If the IRA owner is under the age of 59 1/2, the full distribution is also subject to the additional 10% early withdrawal penalty, reported on IRS Form 5329. This penalty applies to the entire account balance, not just the amount involved in the prohibited transaction. A small, technical violation can thus lead to the destruction of a decades-long retirement savings effort.
In addition to the IRA disqualification, the Disqualified Person involved in the transaction is subject to a two-tier excise tax under Section 4975. The first tier is an initial tax of 15% of the amount involved in the prohibited transaction. This initial tax is assessed for each year or part of a year that the transaction remains uncorrected.

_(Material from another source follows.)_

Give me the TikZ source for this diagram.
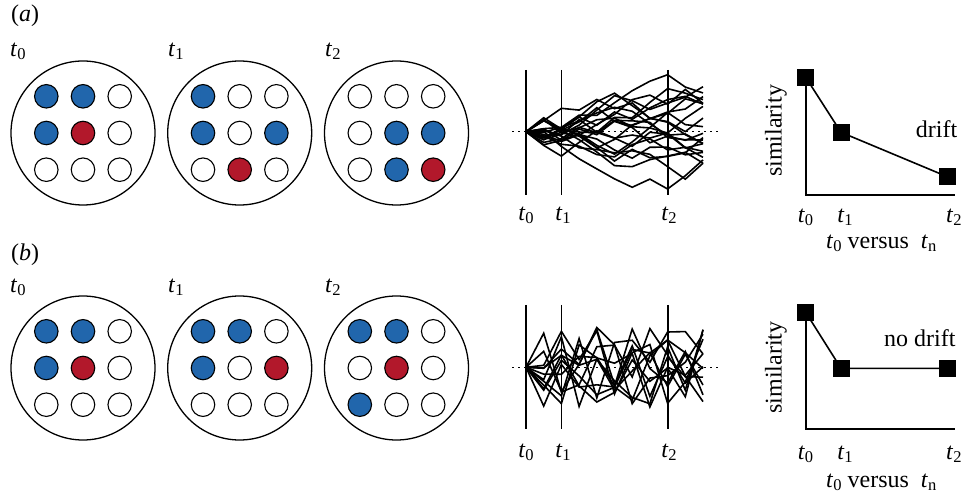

If the transaction is not corrected within the taxable period, a second-tier excise tax of 100% of the amount involved is imposed. Correction requires undoing the transaction to the extent possible and placing the IRA in a financial position no worse than if the Disqualified Person had acted with the highest fiduciary standard. The IRS may waive the second-tier tax if the transaction is corrected promptly.
The penalties for failing to properly account for UBTI or UDFI are less catastrophic than a prohibited transaction, as they do not automatically disqualify the entire IRA. The primary consequence is the assessment of tax, interest, and penalties on the unpaid tax liability from the required Form 990-T filing. The IRA is treated as a trust for UBTI purposes, and the tax rates are the same as those for corporate income.
If the IRA fails to file Form 990-T, it may be subject to a failure-to-file penalty of 5% of the net tax due for each month the return is late, up to a maximum of 25%. This penalty is applied directly against the IRA’s assets. Consistent and intentional failure to report and pay UBTI can lead to further scrutiny and potential administrative action by the IRS.